Secrets to the Perfect Egg and Tuna Salad
- The Texture is Everything: My biggest mistake in the past was mashing everything together into a uniform paste. It was boring. The secret I shared in the instructions—mashing only two yolks for the base and folding in chopped eggs and flaked tuna later—creates a vastly superior texture with distinct, satisfying bites.
- Perfect Hard-Boiled Eggs: To avoid that dreaded gray-green ring around your yolks, place eggs in a saucepan and cover with cold water by one inch. Bring to a rolling boil, then immediately turn off the heat, cover the pot, and let them sit for exactly 11 minutes. Transfer to an ice bath to stop the cooking. This gives you perfectly cooked, creamy yolks every time.
- Don’t Squeeze the Tuna: When you drain your oil-packed tuna, just let the oil run off.
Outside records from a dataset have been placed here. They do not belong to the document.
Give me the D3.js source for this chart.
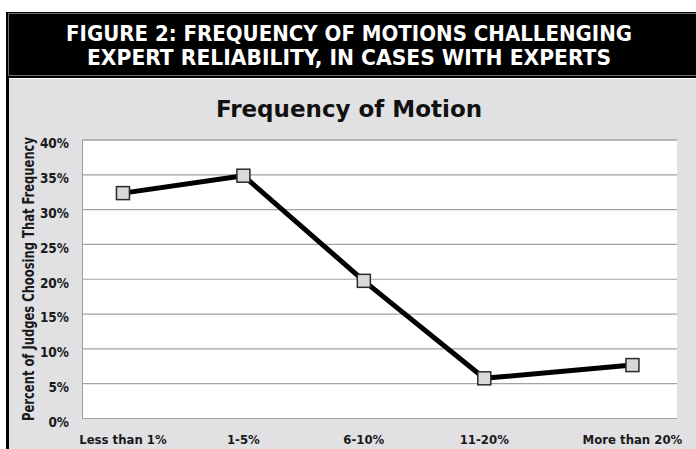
<!DOCTYPE html>
<html>
<head>
<meta charset="utf-8">
<script src="https://cdn.jsdelivr.net/npm/d3@7"></script>
<style>
  body { margin: 0; background: #fff; }
  text { font-family: "DejaVu Sans Condensed", "DejaVu Sans", sans-serif; font-weight: bold; }
</style>
</head>
<body>
<div class="chart"></div>
<script>
// data
var categories = ["Less than 1%", "1-5%", "6-10%", "11-20%", "More than 20%"];
// horizontal slot of each category (last one sits a bit further right in the original)
var slots = [0, 1, 2, 3, 4.23];
var percents = [32.3, 34.8, 19.7, 5.7, 7.6];
var yTicks = [0, 5, 10, 15, 20, 25, 30, 35, 40];
var headerLines = ["FIGURE 2: FREQUENCY OF MOTIONS CHALLENGING",
  "EXPERT RELIABILITY, IN CASES WITH EXPERTS"];
var chartTitle = "Frequency of Motion";
var yTitle = "Percent of Judges Choosing That Frequency";

var svgWidth = 696;
var svgHeight = 449;

var plot = { left: 82, top: 139.5, right: 677, bottom: 418 };

var svg = d3.select(".chart")
  .append("svg")
  .attr("width", svgWidth)
  .attr("height", svgHeight);

// header band
svg.append("rect")
  .attr("x", 6).attr("y", 12)
  .attr("width", 690).attr("height", 66)
  .attr("fill", "#000");
svg.append("rect")
  .attr("x", 8.5).attr("y", 13.5)
  .attr("width", 700).attr("height", 62)
  .attr("fill", "none")
  .attr("stroke", "#6e6e6e")
  .attr("stroke-width", 1);

svg.selectAll(".head")
  .data(headerLines)
  .enter()
  .append("text")
  .attr("class", "head")
  .attr("x", 349)
  .attr("y", (d, i) => 41 + i * 24)
  .attr("text-anchor", "middle")
  .attr("fill", "#fff")
  .style("font-size", "22px")
  .attr("textLength", (d, i) => i === 0 ? 566 : 524)
  .attr("lengthAdjust", "spacingAndGlyphs")
  .text(d => d);

// grey panel
svg.append("rect")
  .attr("x", 9).attr("y", 79)
  .attr("width", 687).attr("height", 370)
  .attr("fill", "#e1e1e3");
svg.append("rect")
  .attr("x", 6).attr("y", 78)
  .attr("width", 3).attr("height", 371)
  .attr("fill", "#000");

// title
svg.append("text")
  .attr("x", 349)
  .attr("y", 117)
  .attr("text-anchor", "middle")
  .attr("fill", "#111")
  .style("font-family", "'DejaVu Sans', sans-serif")
  .style("font-size", "23px")
  .text(chartTitle);

// scales
var xScale = d3.scaleLinear()
  .domain([-0.34, 4.6])
  .range([plot.left, plot.right]);

var yScale = d3.scaleLinear()
  .domain([0, 40])
  .range([plot.bottom, plot.top]);

// plot area
svg.append("rect")
  .attr("x", plot.left).attr("y", plot.top)
  .attr("width", plot.right - plot.left)
  .attr("height", plot.bottom - plot.top)
  .attr("fill", "#fff");

// gridlines + y labels
var leftAxis = d3.axisLeft(yScale)
  .tickValues(yTicks)
  .tickSize(-(plot.right - plot.left))
  .tickPadding(13)
  .tickFormat(d => d + "%");

var yAxis = svg.append("g")
  .attr("transform", `translate(${plot.left}, 0)`)
  .call(leftAxis);

yAxis.select(".domain").attr("stroke", "#9e9e9e");
yAxis.selectAll(".tick line")
  .attr("stroke", "#a2a2a2")
  .attr("stroke-width", 1.2);
yAxis.selectAll(".tick text")
  .attr("fill", "#1a1a1a")
  .attr("dy", "0.62em")
  .style("font-size", "13.5px")
  .style("font-family", "'DejaVu Sans Condensed', 'DejaVu Sans', sans-serif")
  .style("font-weight", "bold");

// x labels
svg.selectAll(".xlab")
  .data(categories)
  .enter()
  .append("text")
  .attr("class", "xlab")
  .attr("x", (d, i) => xScale(slots[i]))
  .attr("y", 444)
  .attr("text-anchor", "middle")
  .attr("fill", "#1a1a1a")
  .style("font-size", "13px")
  .text(d => d);

// y axis title
svg.append("text")
  .attr("transform", "rotate(-90)")
  .attr("x", -279)
  .attr("y", 34)
  .attr("text-anchor", "middle")
  .attr("fill", "#1a1a1a")
  .style("font-size", "15.5px")
  .attr("textLength", 284)
  .attr("lengthAdjust", "spacingAndGlyphs")
  .text(yTitle);

// line
var line = d3.line()
  .x((d, i) => xScale(slots[i]))
  .y(d => yScale(d));

svg.append("path")
  .datum(percents)
  .attr("d", line)
  .attr("fill", "none")
  .attr("stroke", "#000")
  .attr("stroke-width", 5)
  .attr("stroke-linejoin", "round");

// markers
svg.selectAll(".marker")
  .data(percents)
  .enter()
  .append("rect")
  .attr("class", "marker")
  .attr("x", (d, i) => xScale(slots[i]) - 6.5)
  .attr("y", d => yScale(d) - 6.5)
  .attr("width", 13)
  .attr("height", 13)
  .attr("fill", "#d9d9d9")
  .attr("stroke", "#2a2a2a")
  .attr("stroke-width", 1.5);
</script>
</body>
</html>
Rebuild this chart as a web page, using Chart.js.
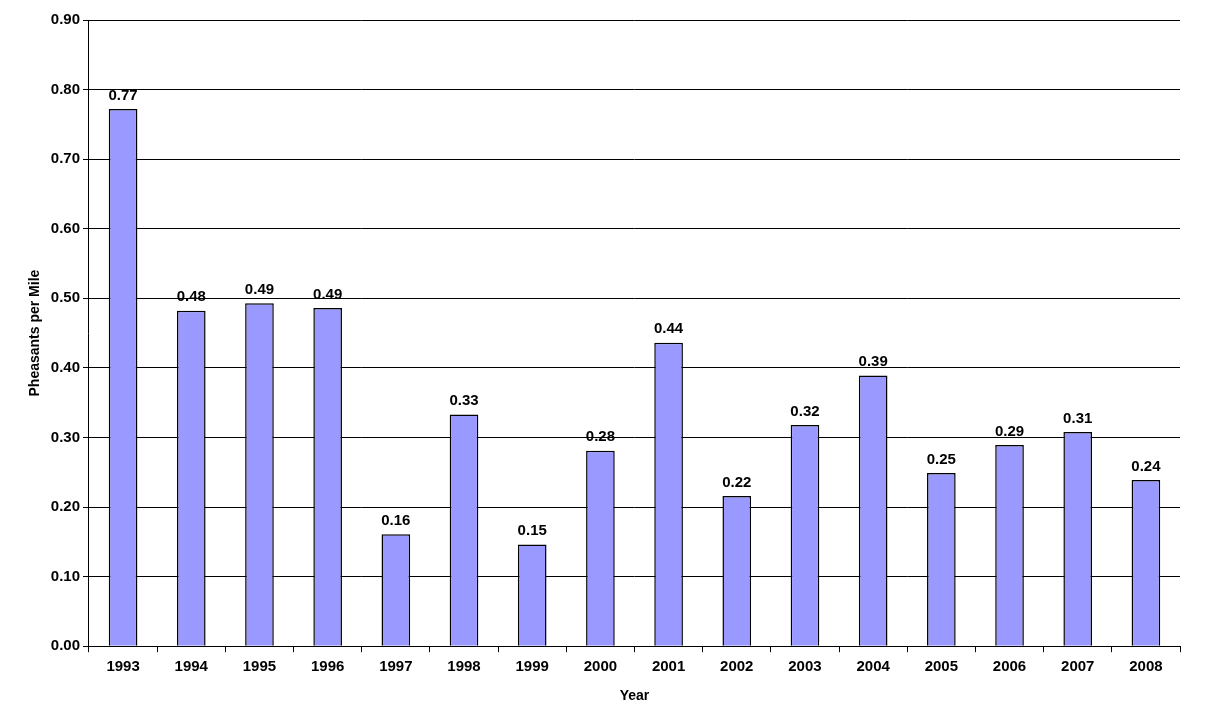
<!DOCTYPE html>
<html><head><meta charset="utf-8">
<script src="https://cdn.jsdelivr.net/npm/chart.js@4"></script>
<style>html,body{margin:0;padding:0;background:#fff}#wrap{width:1206px;height:709px}</style>
</head><body><div id="wrap"><canvas id="c"></canvas></div>
<script>
const years = ['1993','1994','1995','1996','1997','1998','1999','2000','2001','2002','2003','2004','2005','2006','2007','2008'];
const pheasants = [0.772,0.482,0.493,0.486,0.161,0.333,0.146,0.281,0.436,0.216,0.318,0.389,0.249,0.289,0.308,0.239];

const barLabels = {
  id: 'barLabels',
  afterDatasetsDraw(chart) {
    const ctx = chart.ctx;
    ctx.save();
    ctx.font = 'bold 15px Arial, "Liberation Sans"';
    ctx.fillStyle = '#000';
    ctx.textAlign = 'center';
    ctx.textBaseline = 'bottom';
    chart.getDatasetMeta(0).data.forEach((bar, i) => {
      ctx.fillText(pheasants[i].toFixed(2), bar.x, bar.y - 6);
    });
    ctx.restore();
  }
};

Chart.defaults.font.family = 'Arial, "Liberation Sans"';
Chart.defaults.color = '#000';
new Chart(document.getElementById('c'), {
  type: 'bar',
  data: {
    labels: years,
    datasets: [{
      data: pheasants,
      backgroundColor: '#9999FF',
      borderColor: '#000',
      borderWidth: 1.5,
      categoryPercentage: 1,
      barPercentage: 0.42
    }]
  },
  options: {
    responsive: true,
    maintainAspectRatio: false,
    animation: false,
    layout: { padding: { top: 20, right: 26, left: 23, bottom: 0 } },
    plugins: { legend: { display: false }, tooltip: { enabled: false } },
    scales: {
      x: {
        grid: { offset: true, drawOnChartArea: false, color: '#000', tickLength: 6 },
        border: { color: '#000' },
        ticks: { font: { size: 15, weight: 'bold' }, padding: 6 },
        title: { display: true, text: 'Year', font: { size: 14, weight: 'bold' }, padding: { top: 6 } }
      },
      y: {
        min: 0, max: 0.9,
        grid: { color: '#000', lineWidth: 1, tickLength: 6 },
        border: { color: '#000' },
        ticks: { stepSize: 0.1, font: { size: 15, weight: 'bold' }, callback: v => v.toFixed(2) },
        title: { display: true, text: 'Pheasants per Mile', font: { size: 14, weight: 'bold' } }
      }
    }
  },
  plugins: [barLabels]
});
</script></body></html>
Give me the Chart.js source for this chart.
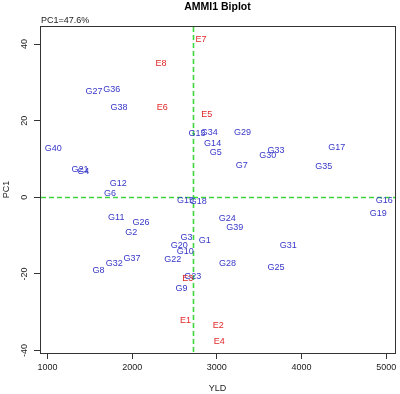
<!DOCTYPE html>
<html>
<head>
<meta charset="utf-8">
<script src="https://cdn.jsdelivr.net/npm/chart.js@4.4.1/dist/chart.umd.min.js"></script>
<style>
  body { margin: 0; background: #fff; }
</style>
</head>
<body>
<canvas id="biplot" width="400" height="394"></canvas>
<script>
// genotypes
var genNames = ["G1","G2","G3","G4","G5","G6","G7","G8","G9","G10",
  "G11","G12","G13","G14","G15","G16","G17","G18","G19","G20",
  "G21","G22","G23","G24","G25","G26","G27","G28","G29","G30",
  "G31","G32","G33","G34","G35","G36","G37","G38","G39","G40"];
var genYld = [2856,1989,2643,1423,2986,1738,3293,1604,2584,2627,
  1812,1836,2765,2950,2631,4977,4414,2781,4906,2556,
  1384,2478,2714,3123,3698,2104,1549,3127,3304,3600,
  3843,1789,3698,2910,4261,1758,1998,1844,3210,1068];
var genPc1 = [-11.2,-9.1,-10.5,6.6,11.8,1.1,8.3,-19.0,-23.8,-14.2,
  -5.3,3.7,16.7,14.0,-0.9,-0.9,13.1,-1.2,-4.3,-12.5,
  7.3,-16.3,-20.7,-5.5,-18.3,-6.5,27.7,-17.4,16.9,11.0,
  -12.5,-17.2,12.2,17.0,8.0,28.2,-16.1,23.5,-7.8,12.8];

// environments
var envNames = ["E1","E2","E3","E4","E5","E6","E7","E8"];
var envYld = [2631,3017,2655,3028,2880,2355,2812,2340];
var envPc1 = [-32.2,-33.4,-21.1,-37.6,21.7,23.5,41.3,35.0];

var meanYld = 2721;
var xTicks = [1000,2000,3000,4000,5000];
var yTicks = [-40,-20,0,20,40];

var FONT = "'Liberation Sans', Arial, sans-serif";

function toPoints(xs, ys){
  var pts = [];
  for (var i = 0; i < xs.length; i++) pts.push({x: xs[i], y: ys[i]});
  return pts;
}

// draws mean lines, point labels, box, title
var biplotPlugin = {
  id: "biplot",
  afterDatasetsDraw: function(chart){
    var ctx = chart.ctx, a = chart.chartArea;
    var xs = chart.scales.x, ys = chart.scales.y;

    // dashed green lines
    ctx.save();
    ctx.strokeStyle = "rgb(60,215,60)";
    ctx.lineWidth = 1.6;
    ctx.setLineDash([5,3]);
    var px = Math.round(xs.getPixelForValue(meanYld)) + 0.5;
    var py = Math.round(ys.getPixelForValue(0)) + 0.5;
    ctx.beginPath();
    ctx.moveTo(px, a.top + 1); ctx.lineTo(px, a.bottom);
    ctx.moveTo(a.left + 1, py); ctx.lineTo(a.right, py);
    ctx.stroke();
    ctx.restore();

    ctx.save();
    ctx.font = "9px " + FONT;
    ctx.textAlign = "center";
    ctx.textBaseline = "middle";
    chart.data.datasets.forEach(function(ds, di){
      var meta = chart.getDatasetMeta(di);
      ctx.fillStyle = ds.textColor;
      meta.data.forEach(function(el, i){
        ctx.fillText(ds.names[i], el.x, el.y);
      });
    });
    // box
    ctx.strokeStyle = "#333";
    ctx.lineWidth = 1;
    ctx.strokeRect(Math.round(a.left) + 0.5, Math.round(a.top) + 0.5,
      Math.round(a.right - a.left), Math.round(a.bottom - a.top));
    // titles
    ctx.fillStyle = "#000";
    ctx.font = "bold 10.5px " + FONT;
    ctx.fillText("AMMI1 Biplot", (a.left + a.right) / 2, 7);
    ctx.fillStyle = "#222";
    ctx.font = "9px " + FONT;
    ctx.textAlign = "left";
    ctx.fillText("PC1=47.6%", a.left + 1, 21);
    ctx.restore();
  }
};

new Chart(document.getElementById("biplot"), {
  type: "scatter",
  data: {
    datasets: [
      {names: genNames, textColor: "rgb(55,55,200)", data: toPoints(genYld, genPc1), pointRadius: 0},
      {names: envNames, textColor: "rgb(225,40,40)", data: toPoints(envYld, envPc1), pointRadius: 0}
    ]
  },
  options: {
    responsive: false,
    animation: false,
    layout: {padding: {left: 0, top: 26, right: 5, bottom: 0}},
    plugins: {legend: {display: false}, tooltip: {enabled: false}},
    scales: {
      x: {
        type: "linear",
        min: 912, max: 5103,
        afterBuildTicks: function(s){ s.ticks = xTicks.map(function(v){ return {value: v}; }); },
        afterFit: function(s){ s.height = 41; },
        grid: {display: true, drawOnChartArea: false, drawTicks: true, tickLength: 6, color: "#333"},
        border: {display: false},
        ticks: {font: {size: 9, family: FONT}, color: "#222", padding: 3, maxRotation: 0,
          callback: function(v){ return String(v); }},
        title: {display: true, text: "YLD", font: {size: 9, family: FONT}, color: "#222", padding: {top: 0, bottom: 0}}
      },
      y: {
        type: "linear",
        min: -40.65, max: 44.7,
        afterBuildTicks: function(s){ s.ticks = yTicks.map(function(v){ return {value: v}; }); },
        afterFit: function(s){ s.width = 40; },
        grid: {display: true, drawOnChartArea: false, drawTicks: true, tickLength: 6, color: "#333"},
        border: {display: false},
        ticks: {font: {size: 9, family: FONT}, color: "#222", padding: 3, minRotation: 90, maxRotation: 90, crossAlign: "center",
          callback: function(v){ return String(v); }},
        title: {display: true, text: "PC1", font: {size: 9, family: FONT}, color: "#222", padding: {top: 1, bottom: 0}}
      }
    }
  },
  plugins: [biplotPlugin]
});
</script>
</body>
</html>
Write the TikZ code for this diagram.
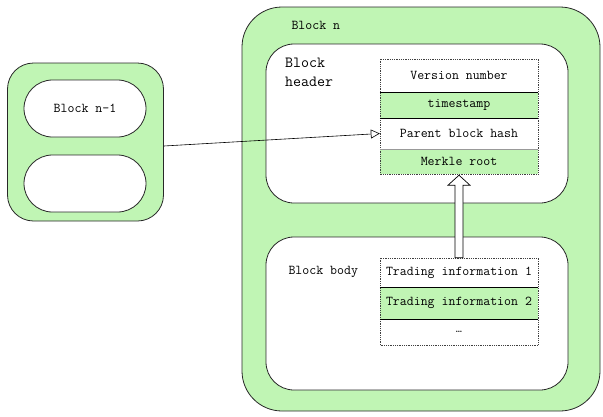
\documentclass[tikz,border=0pt]{standalone}
\usetikzlibrary{arrows.meta,shapes.misc,calc}
\definecolor{blockgreen}{RGB}{192,245,180}
\definecolor{edgegray}{RGB}{40,40,40}
\begin{document}
\begin{tikzpicture}[x=1pt,y=-1pt,
  font=\ttfamily\fontsize{13.5}{18}\selectfont,
  outerbox/.style={draw=edgegray, line width=0.8pt, fill=blockgreen, inner sep=0},
  innerbox/.style={draw=edgegray, line width=0.8pt, fill=white, inner sep=0},
  pill/.style={rounded rectangle, draw=edgegray, line width=0.8pt, fill=white,
    minimum width=122pt, minimum height=57pt, inner sep=0},
  cell/.style={minimum width=158pt, inner sep=0, draw=none},
  greencell/.style={cell, fill=blockgreen},
  tabedge/.style={line width=0.5pt, black!75, dash pattern=on 0.9pt off 0.9pt},
  rowline/.style={line width=0.6pt, black},
  link/.style={line width=0.6pt, -{Triangle[open,length=9pt,width=9pt]}},
  blockarrow/.style={line width=0.7pt, fill=white, line join=miter}
]
\useasboundingbox (0,0) rectangle (603,416);

% previous block
\node[outerbox, rounded corners=26pt, minimum width=156pt, minimum height=158pt] (prev) at (85.5,142) {};
\node[pill] (prevtop) at (85,108.5) {Block n-1};
\node[pill] (prevbot) at (85,183.5) {};

% current block and its two parts
\node[outerbox, rounded corners=40pt, minimum width=358pt, minimum height=404pt] (cur) at (421,209) {};
\node[innerbox, rounded corners=28pt, minimum width=302pt, minimum height=159pt] (header) at (417,123.5) {};
\node[innerbox, rounded corners=28pt, minimum width=302pt, minimum height=153pt] (body) at (417,313.5) {};

\node[anchor=west] (curlabel) at (288,25) {Block n};
\node[anchor=north west, align=left, inner sep=0, font=\ttfamily\fontsize{15.5}{19}\selectfont]
  (headlabel) at (285,58) {Block\\header};
\node[anchor=west] (bodylabel) at (285,272) {Block body};

% header fields
\node[cell, minimum height=33pt] (ver) at (459,75.5) {Version number};
\node[greencell, minimum height=26pt] (ts) at (459,105) {timestamp};
\node[cell, minimum height=31pt] (parent) at (459,133.5) {Parent block hash};
\node[greencell, minimum height=25pt] (merkle) at (459,161.5) {Merkle root};
\draw[tabedge] (ver.north west) rectangle (merkle.south east);
\draw[rowline] (ts.north west) -- (ts.north east);
\draw[rowline] (ts.south west) -- (ts.south east);
\draw[line width=0.4pt, black!40] (merkle.north west) -- (merkle.north east);

% body fields
\node[cell, minimum height=29pt] (tx1) at (459,272.5) {Trading information 1};
\node[greencell, minimum height=32pt] (tx2) at (459,303) {Trading information 2};
\node[cell, minimum height=26pt] (tx3) at (459,332) {\fontsize{12}{12}\selectfont\ldots};
\draw[tabedge] (tx1.north west) rectangle (tx3.south east);
\draw[rowline] (tx2.north west) -- (tx2.north east);
\draw[rowline] (tx2.south west) -- (tx2.south east);

% hash link to the previous block
\draw[link] ($(prev.east)+(0,4)$) -- (parent.west);

% Merkle root computed from the transactions
\draw[blockarrow]
  ($(tx1.north)+(-4,0)$) -- ($(merkle.south)+(-4,11)$) -- ($(merkle.south)+(-11,11)$)
  -- ($(merkle.south)+(0,1)$) -- ($(merkle.south)+(11,11)$) -- ($(merkle.south)+(4,11)$)
  -- ($(tx1.north)+(4,0)$) -- cycle;
\end{tikzpicture}
\end{document}
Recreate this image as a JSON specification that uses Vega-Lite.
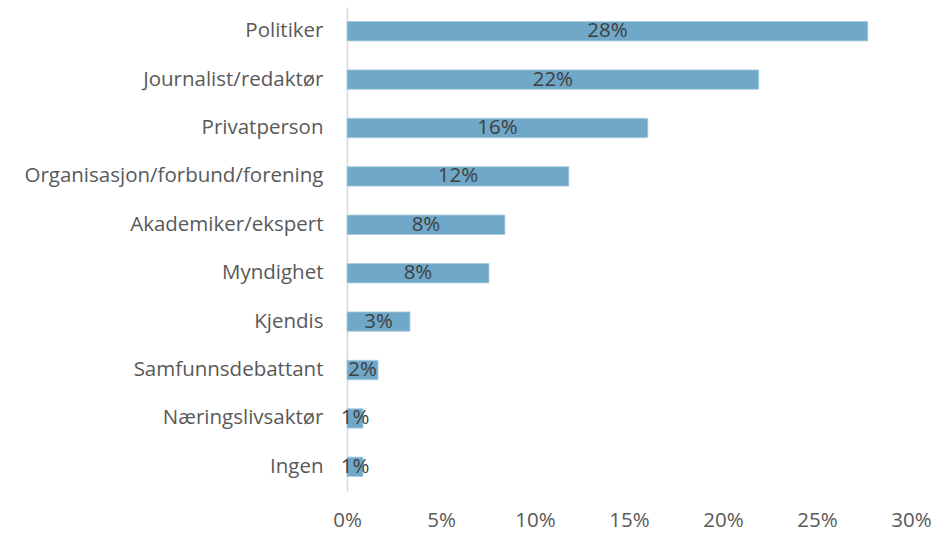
{
  "$schema": "https://vega.github.io/schema/vega-lite/v6.json",
  "width": 564,
  "height": 484,
  "autosize": {"type": "none"},
  "padding": {"left": 347, "top": 7, "right": 26, "bottom": 42},
  "background": "white",
  "config": {"view": {"stroke": null}, "font": "Open Sans"},
  "data": {"values": [
    {"category": "Politiker", "value": 0.277},
    {"category": "Journalist/redaktør", "value": 0.219},
    {"category": "Privatperson", "value": 0.160},
    {"category": "Organisasjon/forbund/forening", "value": 0.118},
    {"category": "Akademiker/ekspert", "value": 0.084},
    {"category": "Myndighet", "value": 0.0755},
    {"category": "Kjendis", "value": 0.0335},
    {"category": "Samfunnsdebattant", "value": 0.0165},
    {"category": "Næringslivsaktør", "value": 0.0085},
    {"category": "Ingen", "value": 0.0085}
  ]},
  "encoding": {
    "y": {"field": "category", "type": "nominal", "sort": null,
      "scale": {"paddingInner": 0.6, "paddingOuter": 0.3},
      "axis": {"title": null, "ticks": false, "domainColor": "#d9d9d9", "domainWidth": 1.5, "labelFontSize": 20.5, "labelColor": "#595959", "labelPadding": 24, "labelLimit": 400}}
  },
  "layer": [
    {"mark": {"type": "bar", "color": "#6fa8c8", "stroke": "#a9cde0", "strokeWidth": 0.8},
      "encoding": {
        "x": {"field": "value", "type": "quantitative",
          "scale": {"domain": [0, 0.3], "nice": false},
          "axis": {"title": null, "format": ".0%", "values": [0, 0.05, 0.1, 0.15, 0.2, 0.25, 0.3], "grid": false, "domain": false, "ticks": false, "labelFontSize": 20.5, "labelColor": "#595959", "labelPadding": 19, "labelFlush": false}}
      }},
    {"mark": {"type": "text", "fontSize": 20.5, "color": "#404040", "baseline": "middle", "align": "center"},
      "encoding": {
        "x": {"field": "value", "type": "quantitative", "scale": {"domain": [0, 0.6], "nice": false}, "axis": null},
        "text": {"field": "value", "type": "quantitative", "format": ".0%"}
      }}
  ],
  "resolve": {"scale": {"x": "independent"}, "axis": {"x": "independent"}}
}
Don’t press down on the tuna with a fork to squeeze out every last drop. That small amount of remaining olive oil is liquid gold for flavor and moisture.
- Creative Variations: This recipe is a fantastic base. Try adding a tablespoon of sweet pickle relish for a classic sweet and savory flavor, a pinch of smoked paprika for smokiness, or a handful of capers for a briny pop. For a spicy kick, add a few dashes of your favorite hot sauce.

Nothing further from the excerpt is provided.